Question

Convert the polar equation to rectangular form.$$r=2 \sin 3 \theta$$

Answer

**step1** Understanding the problem

The problem asks to convert a polar equation, $$r=2 \sin 3 \theta$$, into its equivalent rectangular form. This process requires using the standard relationships between polar and rectangular coordinates, as well as trigonometric identities to handle the $$3\theta$$ term.

**step2** Recalling coordinate conversion formulas

The fundamental relationships that connect polar coordinates $$(r, \theta)$$ to rectangular coordinates $$(x, y)$$ are:
1. $$x = r \cos \theta$$
2. $$y = r \sin \theta$$
3. $$r^2 = x^2 + y^2$$
From the second relationship, we can also express $$\sin \theta$$ as:
$$\sin \theta = \frac{y}{r}$$

**step3** Applying trigonometric identities

The given polar equation is $$r=2 \sin 3 \theta$$. The term $$\sin 3 \theta$$ cannot be directly converted using $$x$$ or $$y$$. We must expand it using the triple angle identity for sine, which is:
$$\sin 3 \theta = 3 \sin \theta - 4 \sin^3 \theta$$
Substitute this identity into the original polar equation:
$$r = 2 (3 \sin \theta - 4 \sin^3 \theta)$$
Distribute the 2:
$$r = 6 \sin \theta - 8 \sin^3 \theta$$

**step4** Substituting rectangular equivalents

Now, we substitute the rectangular equivalents for $$r$$ and $$\sin \theta$$ into the expanded equation from Step 3. We know that $$r = \sqrt{x^2 + y^2}$$ and $$\sin \theta = \frac{y}{r} = \frac{y}{\sqrt{x^2 + y^2}}$$.
Substitute these into the equation:
$$\sqrt{x^2 + y^2} = 6 \left(\frac{y}{\sqrt{x^2 + y^2}}\right) - 8 \left(\frac{y}{\sqrt{x^2 + y^2}}\right)^3$$
Simplify the terms on the right side:
$$\sqrt{x^2 + y^2} = \frac{6y}{\sqrt{x^2 + y^2}} - \frac{8y^3}{(x^2 + y^2)\sqrt{x^2 + y^2}}$$.
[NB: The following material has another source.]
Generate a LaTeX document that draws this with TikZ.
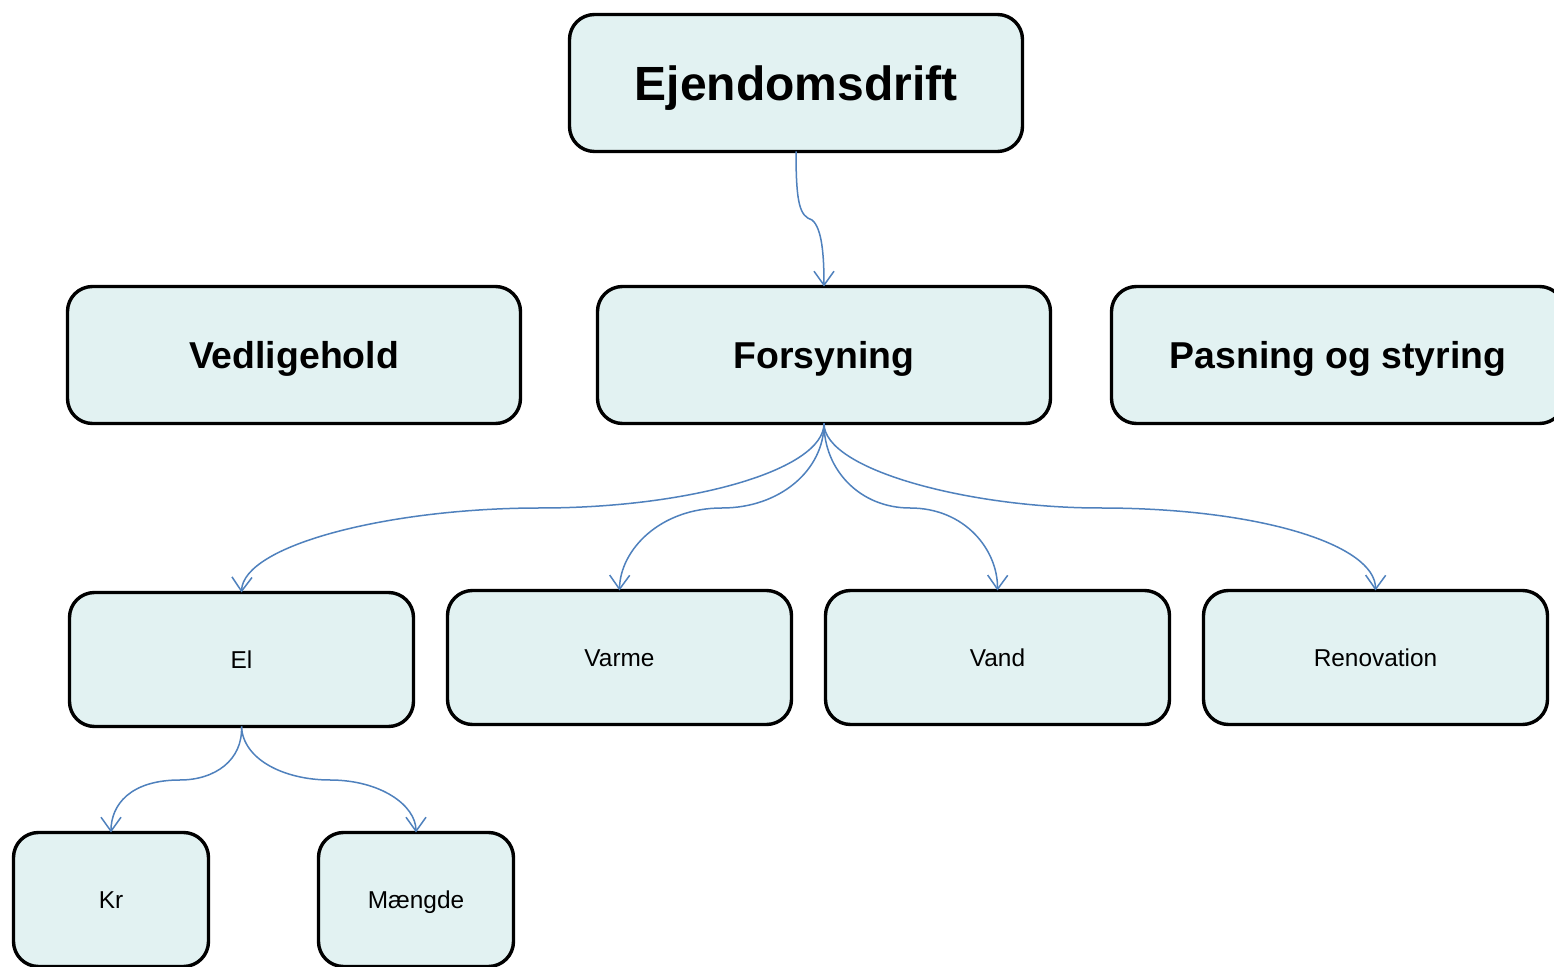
\documentclass[tikz,border=0pt]{standalone}
\usepackage{fontspec}
\setmainfont{Liberation Sans}
\usetikzlibrary{arrows.meta}
\definecolor{boxfill}{HTML}{E2F2F2}
\definecolor{linkblue}{HTML}{4F81BD}
\begin{document}
\begin{tikzpicture}[x=0.5pt,y=-0.5pt,
  box/.style={draw=black,line width=1.7pt,fill=boxfill,rounded corners=12.5pt,inner sep=0pt,outer sep=0pt,align=center,text depth=0pt},
  topbox/.style={box,minimum width=226.5pt,minimum height=68.5pt,text height=17.2pt,font=\fontsize{24}{28}\selectfont\bfseries},
  midbox/.style={box,minimum width=226.5pt,minimum height=68.5pt,text height=13.4pt,font=\fontsize{18.7}{22}\selectfont\bfseries},
  lowbox/.style={box,minimum width=172pt,minimum height=67pt,text height=8.7pt,font=\fontsize{12.2}{14}\selectfont},
  leafbox/.style={box,minimum width=97.5pt,minimum height=67pt,text height=8.7pt,font=\fontsize{12.2}{14}\selectfont},
  link/.style={draw=linkblue,line width=0.75pt,-{Straight Barb[length=7pt,width=10pt,line width=0.75pt]}}
]
\useasboundingbox (0,0) rectangle (1554,967);
\fill[white] (0,0) rectangle (1554,967);

\node[topbox] (ejd) at (796,83) {Ejendomsdrift};
\node[midbox] (ved) at (294,355) {Vedligehold};
\node[midbox] (for) at (824,355) {Forsyning};
\node[midbox] (pas) at (1338,355) {Pasning og styring};
\node[lowbox] (el) at (241.5,659.5) {El};
\node[lowbox] (var) at (619.5,657.5) {Varme};
\node[lowbox] (van) at (997.5,657.5) {Vand};
\node[lowbox] (ren) at (1375.5,657.5) {Renovation};
\node[leafbox] (kr) at (111,899.5) {Kr};
\node[leafbox] (mae) at (416,899.5) {Mængde};

\coordinate (m0) at (812,220);
\coordinate (m1) at (540,508);
\coordinate (m2) at (722,508);
\coordinate (m3) at (910,508);
\coordinate (m4) at (1100,508);
\coordinate (m5) at (180,780);
\coordinate (m6) at (330,780);

\draw[link] (ejd.south) .. controls (796,205) and (800,216) .. (m0) .. controls (822,228) and (824,255) .. (for.north);
\draw[link] (for.south) .. controls (824,470) and (690,508) .. (m1) .. controls (390,508) and (243,545) .. (el.north);
\draw[link] (for.south) .. controls (824,470) and (780,508) .. (m2) .. controls (660,508) and (620,550) .. (var.north);
\draw[link] (for.south) .. controls (824,470) and (860,508) .. (m3) .. controls (965,508) and (998,550) .. (van.north);
\draw[link] (for.south) .. controls (824,470) and (970,508) .. (m4) .. controls (1260,508) and (1376,545) .. (ren.north);
\draw[link] (el.south) .. controls (243,760) and (215,780) .. (m5) .. controls (130,780) and (111,805) .. (kr.north);
\draw[link] (el.south) .. controls (243,760) and (285,780) .. (m6) .. controls (380,780) and (416,805) .. (mae.north);
\end{tikzpicture}
\end{document}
**step5** Simplifying to rectangular form

To eliminate the square roots from the denominators, multiply every term in the equation by $$\sqrt{x^2 + y^2}$$:
$$(\sqrt{x^2 + y^2})(\sqrt{x^2 + y^2}) = \frac{6y}{\sqrt{x^2 + y^2}}(\sqrt{x^2 + y^2}) - \frac{8y^3}{(x^2 + y^2)\sqrt{x^2 + y^2}}(\sqrt{x^2 + y^2})$$
This simplifies to:
$$x^2 + y^2 = 6y - \frac{8y^3}{x^2 + y^2}$$
Now, to clear the remaining denominator $$(x^2 + y^2)$$, multiply the entire equation by $$(x^2 + y^2)$$:
$$(x^2 + y^2)(x^2 + y^2) = 6y(x^2 + y^2) - \frac{8y^3}{x^2 + y^2}(x^2 + y^2)$$
$$(x^2 + y^2)^2 = 6y(x^2 + y^2) - 8y^3$$
Expand both sides of the equation:
$$x^4 + 2x^2y^2 + y^4 = 6yx^2 + 6y^3 - 8y^3$$
Combine the $$y^3$$ terms on the right side:
$$x^4 + 2x^2y^2 + y^4 = 6yx^2 - 2y^3$$
Finally, move all terms to one side to express the equation in its standard rectangular form:
$$x^4 + 2x^2y^2 - 6yx^2 + y^4 + 2y^3 = 0$$
This is the rectangular form of the given polar equation.